Best Heroes for Efficient Leveling
Choosing the right hero for your leveling session matters — but the “best” hero depends entirely on which system you’re trying to progress.
For Account XP grinding: Mobile Duelists who can rack up kills and MVP scores. Spider-Man, Black Widow, and Scarlet Witch all generate consistent elimination counts in Conquest without requiring heavy coordination. High kill volume translates directly to better MVP placement and bonus XP.
For Hero Proficiency: Your main — whoever you actually enjoy and want to reach Lord or Champion on. The proficiency system rewards sustained play with one character, so spreading games across multiple heroes every session makes the grind feel endless. Pick one or two, focus on them for a season, and check your missions before each session to play toward your active quota.
For Strategists specifically: Ana, Cloak and Dagger, and Mantis generate assists and healing volume naturally. Their role-specific missions complete themselves when you play well. Healer players often reach Lord faster than they expect because their normal playstyle checks all the proficiency boxes without any deliberate adjustment.
Tips That Actually Compound Over Time
The difference between players who feel stuck and players who progress smoothly usually comes down to a few consistent habits rather than any single trick.
Check the Missions tab before you queue. Know what you’re working toward in that session. If your daily requires 15 eliminations and you queue a Strategist into Quick Match, you’re working against yourself. Align your hero choice with your active missions.
Play with friends. Coordinated teams win more rounds and complete objectives faster. More wins mean more XP per hour. It also makes Chrono Token farming more efficient because you can coordinate to satisfy mission requirements together rather than hoping random teammates push the objective.
Don’t skip event weeks. Seasonal events with bonus Chrono Tokens are time-limited. Missing even one week of an active event puts you significantly behind players who participate. Treat event missions as high priority and normal dailies as secondary during active events.
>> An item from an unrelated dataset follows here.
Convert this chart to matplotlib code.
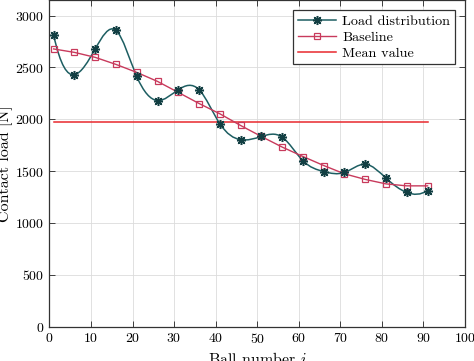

Learn the map objectives. Winning matters for XP. Teams that understand Convoy routes, Domination control points, and Convergence push strategies win more consistently than teams chasing kills. Each win gives substantially more XP than a loss, so better objective play directly translates to faster leveling over a session.
Stack missions wherever possible. The best sessions are ones where you’re simultaneously completing account XP, a daily mission, a hero proficiency mission, and a seasonal challenge in the same match. That level of stacking is how efficient players seem to level twice as fast as everyone else — they’re not grinding harder, they’re just aligning their goals better.

Conclusion
Three systems, three currencies, three separate approaches. Account XP from matches — prioritise Conquest for speed and Quick Match for balance. Chrono Tokens for the Battle Pass — daily missions every day without exception, seasonal events as priority when they’re live. Hero Proficiency Points — one hero at a time, complete all three mission types per session, never idle farm.
Season 8 is the best time to get properly settled into all three systems. The Hero Proficiency overhaul from Season 6 added ten new ranks above Lord all the way to Champion Level 50, giving dedicated players a long-term progression goal that was never there before. The rewards at the top tiers — animated avatars, Units currency, Dynamic Avatars — are genuinely worth chasing.
FAQ
What is the fastest way to level up in Marvel Rivals in 2026?
For Account XP, Conquest Mode is the fastest — matches last 2 to 4 minutes and pay 300-500 XP per win. For Battle Pass progression, completing daily and weekly missions every day is the most efficient method since Chrono Tokens come primarily from missions rather than match XP. For Hero Proficiency, focus on one hero per session and complete all three mission types simultaneously.
What are Chrono Tokens and how do I earn them?
Chrono Tokens are the currency used to unlock Battle Pass rewards in Marvel Rivals. They’re earned primarily through completing daily missions, weekly missions, seasonal challenges, and limited-time event missions — not directly from match XP. Checking and completing your daily missions every day is the most reliable way to progress through the Battle Pass efficiently.
How many Hero Proficiency ranks are there in Marvel Rivals?
There are 11 proficiency ranks in Marvel Rivals as of Season 6 onwards: Agent, Knight, Captain, Centurion, Lord, Count, Colonel, Warrior, Elite, Guardian, and Champion. Lord is achieved at Level 20 and Champion at Level 50. New rewards unlock every 2-3 levels up to Level 50, then every 5 levels after that.
Can I get banned for idle farming proficiency in Marvel Rivals?
Yes. NetEase announced a combat behaviour detection system in January 2026 specifically to identify players who queue into matches but remain stationary or spam abilities without engaging properly. Penalties range from warnings to permanent account bans. All proficiency progress should be earned through normal legitimate gameplay.
What level do you need to unlock Ranked mode in Marvel Rivals?
You need to reach Account Level 10 to unlock Competitive mode in Marvel Rivals. This typically takes a few hours of normal Quick Match play and is achievable within your first day or two of playing the game.